University Hills, like many urban neighborhoods throughout the nation, is in transition. And in today's housing market, transition often means scraping off older homes and replacing them with newer, larger homes more suited to today's consumers.

Scrape-offs are nothing new in the metro area. The trend started more than 15 years ago in Cherry Creek, then migrated to the Washington Park and Bonnie Brae neighborhoods. Today you'll find scrape-offs all over the metro area, from the most exclusive neighborhoods in Denver to established suburban communities in Lakewood, Littleton and Englewood.

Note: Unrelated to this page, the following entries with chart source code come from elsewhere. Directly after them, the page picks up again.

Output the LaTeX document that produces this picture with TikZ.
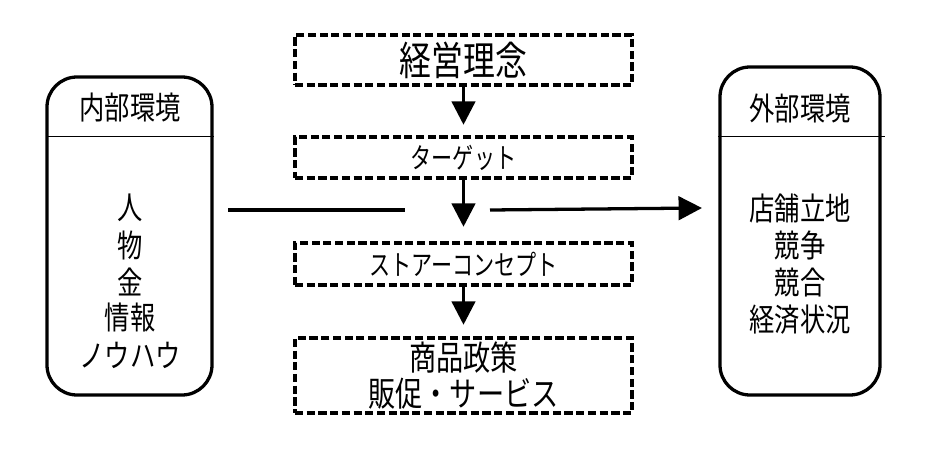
\documentclass[tikz,border=0pt]{standalone}
\usepackage{fontspec}
\setmainfont{Noto Sans CJK JP}
\usetikzlibrary{arrows.meta}
\begin{document}
\begin{tikzpicture}[x=0.03cm,y=-0.03cm,
    plan/.style={draw, line width=3pt, dash pattern=on 7pt off 3pt, minimum width=337*0.03cm, inner sep=0pt},
    side/.style={draw, line width=2.8pt, rounded corners=0.9cm},
    flow/.style={-{Triangle[length=20pt,width=20pt]}, line width=2.8pt},
    item/.style={font=\fontsize{27}{29}\selectfont, xscale=0.8}]
    \useasboundingbox (0,0) rectangle (939,472);
    {\fontsize{24}{26}\selectfont

    % Left box
    \draw [side] (47,77) rectangle (212,395);
    \draw [line width=0.8pt] (47,136) -- (214,136);%
    \node [item] (naibu) at (130,108) {内部環境};
    \node [item] (hito) at (130,208) {人};
    \node [item] (mono) at (130,245) {物};
    \node [item] (kane) at (130,282) {金};
    \node [item] (joho) at (130,318) {情報};
    \node [item] (knowhow) at (130,355) {ノウハウ};

    % Right box
    \draw [side] (720,67) rectangle (880,395);
    \draw [line width=0.8pt] (718,136) -- (885,136);%
    \node [item] (gaibu) at (800,108) {外部環境};
    \node [item] (ricchi) at (800,208) {店舗立地};
    \node [item] (kyoso) at (800,245) {競争};
    \node [item] (kyogo) at (800,283) {競合};
    \node [item] (keizai) at (800,320) {経済状況};

    % Center boxes
    \node [plan, minimum height=50*0.03cm] (rinen) at (463.5,60) {\fontsize{34}{36}\selectfont\scalebox{0.8}[1]{経営理念}};
    \node [plan, minimum height=41*0.03cm] (target) at (463.5,157.5) {\scalebox{0.75}[1]{ターゲット}};
    \node [plan, minimum height=42*0.03cm] (concept) at (463.5,264) {\scalebox{0.75}[1]{ストアーコンセプト}};
    \node [plan, minimum height=75*0.03cm, align=center, font=\fontsize{29}{31}\selectfont] (seisaku) at (463.5,375.5)
        {\scalebox{0.8}[1]{商品政策}\\\scalebox{0.8}[1]{販促・サービス}};

    % Arrows
    \draw [flow] (rinen.south) -- ++(0,38);%
    \draw [flow] (target.south) -- ++(0,47);%
    \draw [flow] (concept.south) -- ++(0,38);%
    \coordinate (lineL) at (228,210);
    \coordinate (lineM) at (405,210);
    \coordinate (arrowS) at (490,210);
    \draw [line width=2.8pt] (lineL) -- (lineM);%
    \draw [flow] (arrowS) -- (ricchi.west -| 702,0);%
    }
\end{tikzpicture}
\end{document}
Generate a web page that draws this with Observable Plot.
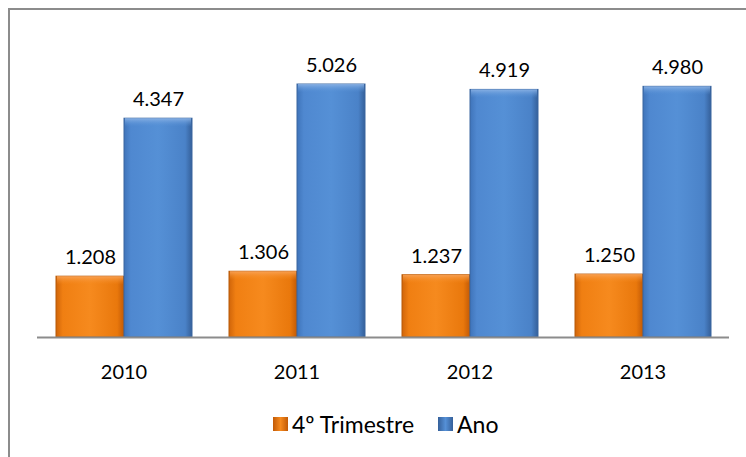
<!DOCTYPE html>
<html>
<head>
<meta charset="utf-8">
<script src="https://cdn.jsdelivr.net/npm/d3@7"></script>
<script src="https://cdn.jsdelivr.net/npm/@observablehq/plot@0.6"></script>
<style>
  html, body { margin: 0; padding: 0; background: #fff; }
  #wrap { position: relative; width: 746px; height: 457px; overflow: hidden; font-family: Lato, "Open Sans", sans-serif; }
  #border { position: absolute; left: 8px; top: 8px; width: 760px; height: 470px; border-left: 2px solid #8c8c8c; border-top: 2px solid #8c8c8c; }
  #legend { position: absolute; top: 410px; left: 273px; display: flex; align-items: center; font-size: 23px; color: #000; }
  .sw { width: 15px; height: 14px; display: inline-block; margin-right: 4px; box-sizing: border-box; }
</style>
</head>
<body>
<div id="wrap">
  <div id="border"></div>
  <div id="chart"></div>
  <div id="legend"></div>
</div>
<script>
const years = ["2010", "2011", "2012", "2013"];
const seriesNames = ["4º Trimestre", "Ano"];
const trimestre = [1.208, 1.306, 1.237, 1.250];
const ano = [4.347, 5.026, 4.919, 4.980];
const labels = { "4º Trimestre": ["1.208", "1.306", "1.237", "1.250"], "Ano": ["4.347", "5.026", "4.919", "4.980"] };

const data = [];
years.forEach((y, i) => {
  data.push({ year: y, series: seriesNames[0], value: trimestre[i], label: labels[seriesNames[0]][i] });
  data.push({ year: y, series: seriesNames[1], value: ano[i], label: labels[seriesNames[1]][i] });
});

const chart = Plot.plot({
  width: 746,
  height: 457,
  marginLeft: 35,
  marginRight: 16,
  marginTop: 35,
  marginBottom: 120,
  style: { fontFamily: "Lato, 'Open Sans', sans-serif", background: "transparent", overflow: "visible" },
  fx: { domain: years, padding: 0, label: null },
  x: { domain: seriesNames, paddingInner: 0, paddingOuter: 0.26, axis: null },
  y: { domain: [0, 6], axis: null },
  marks: [
    Plot.axisFx({ tickSize: 0, tickPadding: 27, fontSize: 20, label: null, anchor: "bottom" }),
    Plot.barY(data.filter(d => d.series === seriesNames[0]), { fx: "year", x: "series", y: "value", fill: "url(#gOrange)", stroke: "#b85a08", strokeWidth: 1 }),
    Plot.barY(data.filter(d => d.series === seriesNames[1]), { fx: "year", x: "series", y: "value", fill: "url(#gBlue)", stroke: "#3b66a0", strokeWidth: 1 }),
    Plot.barY(data.filter(d => d.series === seriesNames[0]), { fx: "year", x: "series", y1: d => d.value, y2: d => d.value - 0.17, fill: "url(#gOrangeTop)", insetLeft: 1, insetRight: 1 }),
    Plot.barY(data.filter(d => d.series === seriesNames[1]), { fx: "year", x: "series", y1: d => d.value, y2: d => d.value - 0.17, fill: "url(#gBlueTop)", insetLeft: 1, insetRight: 1 }),
    Plot.ruleY([0], { stroke: "#8c8c8c", strokeWidth: 2 }),
    Plot.text(data, { fx: "year", x: "series", y: "value", text: "label", dy: -19, fontSize: 20, fill: "#000" })
  ]
});

const defs = `
<defs>
  <linearGradient id="gOrange" x1="0" x2="1" y1="0" y2="0">
    <stop offset="0" stop-color="#d0650a"/>
    <stop offset="0.1" stop-color="#f07f12"/>
    <stop offset="0.5" stop-color="#f68a1e"/>
    <stop offset="0.9" stop-color="#e9780c"/>
    <stop offset="1" stop-color="#c25a06"/>
  </linearGradient>
  <linearGradient id="gBlue" x1="0" x2="1" y1="0" y2="0">
    <stop offset="0" stop-color="#3f74ba"/>
    <stop offset="0.1" stop-color="#4f88d0"/>
    <stop offset="0.5" stop-color="#5590d6"/>
    <stop offset="0.9" stop-color="#4a82c8"/>
    <stop offset="1" stop-color="#35609a"/>
  </linearGradient>
  <linearGradient id="gOrangeTop" x1="0" x2="0" y1="0" y2="1">
    <stop offset="0" stop-color="#f9a45a" stop-opacity="0.9"/>
    <stop offset="1" stop-color="#f68a1e" stop-opacity="0"/>
  </linearGradient>
  <linearGradient id="gBlueTop" x1="0" x2="0" y1="0" y2="1">
    <stop offset="0" stop-color="#8fb5e6" stop-opacity="0.9"/>
    <stop offset="1" stop-color="#5590d6" stop-opacity="0"/>
  </linearGradient>
</defs>`;
chart.insertAdjacentHTML("afterbegin", defs);
document.getElementById("chart").appendChild(chart);

const legend = document.getElementById("legend");
const colors = { "4º Trimestre": "linear-gradient(90deg,#c25a06,#f68a1e 50%,#c25a06)", "Ano": "linear-gradient(90deg,#35609a,#5590d6 50%,#35609a)" };
seriesNames.forEach((s, i) => {
  const item = document.createElement("span");
  item.style.display = "inline-flex";
  item.style.alignItems = "center";
  item.style.marginRight = i === 0 ? "24px" : "0";
  const sw = document.createElement("span");
  sw.className = "sw";
  sw.style.background = colors[s];
  item.appendChild(sw);
  item.appendChild(document.createTextNode(s));
  legend.appendChild(item);
});
</script>
</body>
</html>
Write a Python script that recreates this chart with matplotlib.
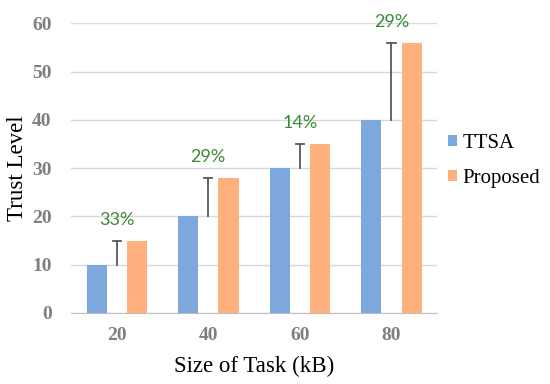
import numpy as np
import matplotlib.pyplot as plt

plt.rcParams['font.family'] = ['Liberation Serif', 'DejaVu Serif']

sizes = ['20', '40', '60', '80']
ttsa = [10, 20, 30, 40]
proposed = [15, 28, 35, 56]
gains = ['33%', '29%', '14%', '29%']

blue = '#7ea7dd'
orange = '#ffb07c'
green = '#3a8a35'

fig = plt.figure(figsize=(5.5, 3.84), dpi=100)
ax = fig.add_axes([0.129, 0.185, 0.666, 0.754])

x = np.arange(len(sizes))
w = 0.22
ax.bar(x - w, ttsa, w, color=blue, label='TTSA', zorder=3)
ax.bar(x + w, proposed, w, color=orange, label='Proposed', zorder=3)

# difference markers between the two bars
for xi, lo, hi, g in zip(x, ttsa, proposed, gains):
    ax.plot([xi, xi], [lo, hi], color='#595959', lw=1.3, zorder=4)
    ax.plot([xi - 0.045, xi + 0.045], [hi, hi], color='#595959', lw=1.3, zorder=4)
    ax.annotate(g, (xi, hi), xytext=(0, 15), textcoords='offset points',
                ha='center', va='center', color=green, fontsize=13, family='Lato')

ax.set_xlim(-0.5, 3.5)
ax.set_ylim(0, 60)
ax.set_yticks(range(0, 61, 10))
ax.set_xticks(x)
ax.set_xticklabels(sizes)
ax.yaxis.grid(True, color='#d9d9d9', lw=1, zorder=0)
ax.set_axisbelow(True)
for s in ['top', 'right', 'left']:
    ax.spines[s].set_visible(False)
ax.spines['bottom'].set_color('#bfbfbf')
ax.tick_params(length=0, labelsize=14, labelcolor='#7f7f7f')
ax.tick_params(axis='x', pad=10)
ax.tick_params(axis='y', pad=14)
for lab in ax.get_xticklabels() + ax.get_yticklabels():
    lab.set_fontweight('bold')

ax.set_xlabel('Size of Task (kB)', fontsize=16.5, labelpad=9)
ax.set_ylabel('Trust Level', fontsize=16.5, labelpad=3)

leg = ax.legend(loc='center left', bbox_to_anchor=(1.0, 0.525), frameon=False,
                prop={'family': 'Liberation Serif', 'size': 15},
                handlelength=0.45, handleheight=0.45,
                handletextpad=0.25, labelspacing=0.75, borderpad=0,
                borderaxespad=0.5)

fig.savefig('out.png', dpi=100)
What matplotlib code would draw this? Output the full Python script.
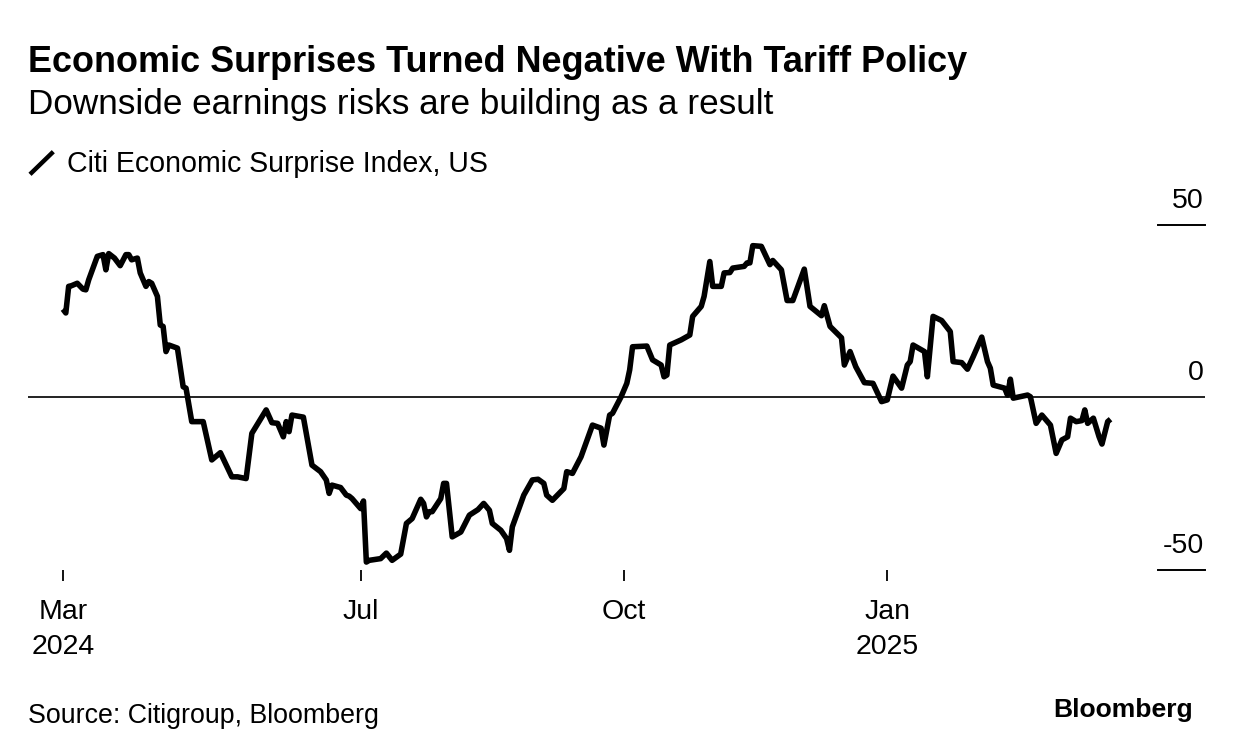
import matplotlib
matplotlib.use("Agg")
import matplotlib.pyplot as plt
import matplotlib.dates as mdates
import pandas as pd
from matplotlib.lines import Line2D

# Citi Economic Surprise Index, US
dates = [
    "2024-03-19", "2024-03-20", "2024-03-21", "2024-03-22", "2024-03-24", "2024-03-26", "2024-03-27",
    "2024-03-28", "2024-03-31",
    "2024-04-02", "2024-04-03", "2024-04-04", "2024-04-06", "2024-04-08", "2024-04-10", "2024-04-11",
    "2024-04-12", "2024-04-14", "2024-04-15", "2024-04-17", "2024-04-18", "2024-04-19", "2024-04-21",
    "2024-04-22", "2024-04-23", "2024-04-24", "2024-04-25", "2024-04-28", "2024-04-30",
    "2024-05-01", "2024-05-03", "2024-05-07", "2024-05-10", "2024-05-13", "2024-05-17", "2024-05-19",
    "2024-05-22", "2024-05-24", "2024-05-29", "2024-05-31",
    "2024-06-02", "2024-06-04", "2024-06-05", "2024-06-06", "2024-06-07", "2024-06-11", "2024-06-14",
    "2024-06-17", "2024-06-19", "2024-06-20", "2024-06-21", "2024-06-24", "2024-06-26", "2024-06-27",
    "2024-06-28",
    "2024-07-01", "2024-07-02", "2024-07-03", "2024-07-04", "2024-07-08", "2024-07-10", "2024-07-12",
    "2024-07-15", "2024-07-17", "2024-07-19", "2024-07-22", "2024-07-23", "2024-07-24", "2024-07-25",
    "2024-07-26", "2024-07-29", "2024-07-30", "2024-07-31",
    "2024-08-02", "2024-08-05", "2024-08-08", "2024-08-11", "2024-08-13", "2024-08-15", "2024-08-16",
    "2024-08-19", "2024-08-21", "2024-08-22", "2024-08-23", "2024-08-27", "2024-08-30",
    "2024-09-01", "2024-09-03", "2024-09-04", "2024-09-06", "2024-09-10", "2024-09-11", "2024-09-13",
    "2024-09-16", "2024-09-20", "2024-09-23", "2024-09-24", "2024-09-26", "2024-09-27", "2024-09-30",
    "2024-10-02", "2024-10-03", "2024-10-04", "2024-10-09", "2024-10-11", "2024-10-14", "2024-10-15",
    "2024-10-16", "2024-10-17", "2024-10-21", "2024-10-24", "2024-10-25", "2024-10-28", "2024-10-29",
    "2024-10-31",
    "2024-11-01", "2024-11-04", "2024-11-05", "2024-11-07", "2024-11-08", "2024-11-12", "2024-11-13",
    "2024-11-14", "2024-11-15", "2024-11-18", "2024-11-21", "2024-11-22", "2024-11-25", "2024-11-27",
    "2024-11-29",
    "2024-12-03", "2024-12-05", "2024-12-09", "2024-12-10", "2024-12-12", "2024-12-16", "2024-12-17",
    "2024-12-19", "2024-12-21", "2024-12-24", "2024-12-27", "2024-12-30",
    "2025-01-01", "2025-01-03", "2025-01-06", "2025-01-08", "2025-01-09", "2025-01-10", "2025-01-13",
    "2025-01-14", "2025-01-15", "2025-01-17", "2025-01-20", "2025-01-23", "2025-01-24", "2025-01-27",
    "2025-01-29", "2025-01-31",
    "2025-02-03", "2025-02-05", "2025-02-06", "2025-02-07", "2025-02-11", "2025-02-12", "2025-02-13",
    "2025-02-14", "2025-02-19", "2025-02-20", "2025-02-22", "2025-02-24", "2025-02-27",
    "2025-03-01", "2025-03-03", "2025-03-05", "2025-03-06", "2025-03-08", "2025-03-10", "2025-03-11",
    "2025-03-12", "2025-03-14", "2025-03-16", "2025-03-17", "2025-03-19", "2025-03-20",
]
values = [
    25.6, 24.5, 32.2, 32.4, 33.1, 31.4, 31.2, 34.1, 40.9,
    41.4, 37.0, 41.7, 40.4, 38.2, 41.4, 41.4, 39.9, 40.4, 36.1, 32.2, 33.6, 33.1, 29.3, 21.0, 20.6,
    13.3, 15.2, 14.3, 3.1,
    2.7, -7.0, -7.0, -18.1, -16.0, -23.0, -23.0, -23.5, -10.4, -3.6, -7.3,
    -7.5, -11.4, -7.0, -9.9, -5.1, -5.7, -19.6, -21.5, -23.9, -27.8, -25.4, -26.1, -28.3, -28.6, -29.3,
    -32.2, -30.0, -47.7, -47.2, -46.7, -45.1, -47.2, -45.4, -36.5, -35.1, -29.5, -30.7, -34.6, -33.1,
    -33.1, -29.3, -24.9, -24.9,
    -40.4, -39.0, -34.1, -32.5, -30.7, -32.7, -36.5, -38.5, -40.9, -44.3, -37.5, -28.3, -23.9,
    -23.7, -24.9, -28.3, -29.8, -26.4, -21.5, -22.0, -17.2, -8.0, -8.9, -13.8, -5.1, -4.6, 0.2,
    4.1, 8.0, 14.7, 14.9, 10.9, 9.4, 6.0, 6.5, 15.2, 16.7, 18.1, 23.5, 26.4, 29.3, 39.4,
    32.2, 32.2, 36.1, 36.2, 37.5, 38.0, 39.0, 39.0, 44.0, 43.8, 38.5, 39.7, 37.0, 28.1, 28.1,
    37.2, 26.4, 23.7, 26.6, 20.6, 17.3, 9.4, 13.3, 8.9, 4.3, 4.1, -1.2,
    -0.7, 6.2, 2.7, 9.4, 10.4, 15.2, 13.8, 13.3, 6.0, 23.5, 22.3, 19.1, 10.4, 10.1, 8.2, 11.8,
    17.5, 10.4, 8.5, 3.6, 2.7, 0.7, 5.3, -0.2, 0.7, 0.2, -7.5, -5.1, -8.0,
    -16.2, -12.3, -11.4, -6.0, -7.0, -6.7, -3.6, -7.5, -6.0, -11.4, -13.5, -7.0, -6.3,
]

tick_dates = ["2024-03-19", "2024-07-01", "2024-10-01", "2025-01-01"]
tick_months = ["Mar", "Jul", "Oct", "Jan"]
tick_years = ["2024", "", "", "2025"]
y_ticks = [50, 0, -50]

W, H = 1233, 754
plt.rcParams['font.family'] = ['Liberation Sans', 'DejaVu Sans']
fig = plt.figure(figsize=(W / 100, H / 100), dpi=100)


def fy(y):
    return 1 - y / H


def fit(t, width):
    # scale font so the text spans the given width in pixels
    r = fig.canvas.get_renderer()
    w = t.get_window_extent(renderer=r).width
    t.set_fontsize(t.get_fontsize() * width / w)


# plot area
ax = fig.add_axes([28 / W, (H - 570) / H, 1177 / W, 389.9 / H])
x = pd.to_datetime(dates)
ax.plot(x, values, color='black', lw=4, solid_joinstyle='round', solid_capstyle='butt', zorder=3)
ax.set_xlim(pd.Timestamp("2024-03-06 19:00"), pd.Timestamp("2025-04-22"))
ax.set_ylim(-50, 63)
for s in ax.spines.values():
    s.set_visible(False)
ax.set_yticks([])
ax.axhline(0, color='#222222', lw=1.4, zorder=2)

ticks = pd.to_datetime(tick_dates)
ax.set_xticks(ticks)
ax.set_xticklabels([])
ax.tick_params(axis='x', length=8.2, width=1.3, direction='out', color='black')

for d, m, yr in zip(ticks, tick_months, tick_years):
    xn = mdates.date2num(d)
    ax.annotate(m, xy=(xn, 0), xycoords=('data', 'axes fraction'), xytext=(0, -49.3),
                textcoords='offset pixels', ha='center', va='baseline', fontsize=20.5)
    if yr:
        ax.annotate(yr, xy=(xn, 0), xycoords=('data', 'axes fraction'), xytext=(0, -84),
                    textcoords='offset pixels', ha='center', va='baseline', fontsize=20.5)

# right-hand value labels with short rules
for v in y_ticks:
    ax.annotate(str(v), xy=(1, v), xycoords=('axes fraction', 'data'), xytext=(-1, 17),
                textcoords='offset pixels', ha='right', va='baseline', fontsize=20.5)
    if v != 0:
        ax.plot([0.9601, 1], [v, v], transform=ax.get_yaxis_transform(), color='black',
                lw=1.4, clip_on=False)

# header
title = fig.text(28 / W, fy(71.7), "Economic Surprises Turned Negative With Tariff Policy",
                 fontsize=24, fontweight='bold', va='baseline')
sub = fig.text(28 / W, fy(114), "Downside earnings risks are building as a result",
               fontsize=22, va='baseline')
leg = fig.text(66.7 / W, fy(171.7), "Citi Economic Surprise Index, US", fontsize=18, va='baseline')
fig.add_artist(Line2D([30 / W, 53.3 / W], [fy(174.3), fy(151.7)], color='black', lw=3.2,
                      solid_capstyle='butt'))

# footer
src = fig.text(28.3 / W, fy(723.3), "Source: Citigroup, Bloomberg", fontsize=18, va='baseline')
logo = fig.text(1193.3 / W, fy(716.7), "Bloomberg", fontsize=18, fontweight='bold',
                ha='right', va='baseline')

fit(title, 942.7)
fit(sub, 740)
fit(leg, 421.6)
fit(src, 351)
fit(logo, 140)

fig.savefig("out.png", dpi=100)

Urban developers and most real estate professionals view scrape-offs as part of the natural evolution of a neighborhood and a logical response to economic and market conditions. Denver's upsurge of scrape-offs reflects two related trends: the desirability of living close to downtown, and the demands of today's homebuyers. In 1950, the average size of a new house built in the United States was 983 square feet. By 2004, the size of an average new home increased 140 percent to 2,349 square feet. Homebuyers want three- or four-car garages, industrial-sized kitchens, walk-in closets and master bedroom suites.

Suburban developers have had plenty of open space to build new homes that reflect this trend toward bigger homes. Urban developers must create open space for new, larger, more-desirable homes by demolishing obsolete properties. But the metro area has grown to a point where purchasing a big, brand-new house in the suburbs also may mean an hour commute to the office.

"A lot of this is driven by traffic," said Brooke Granville, an associate broker with Perry & Co. "People realize they can live closer to the city, in an established neighborhood with mature...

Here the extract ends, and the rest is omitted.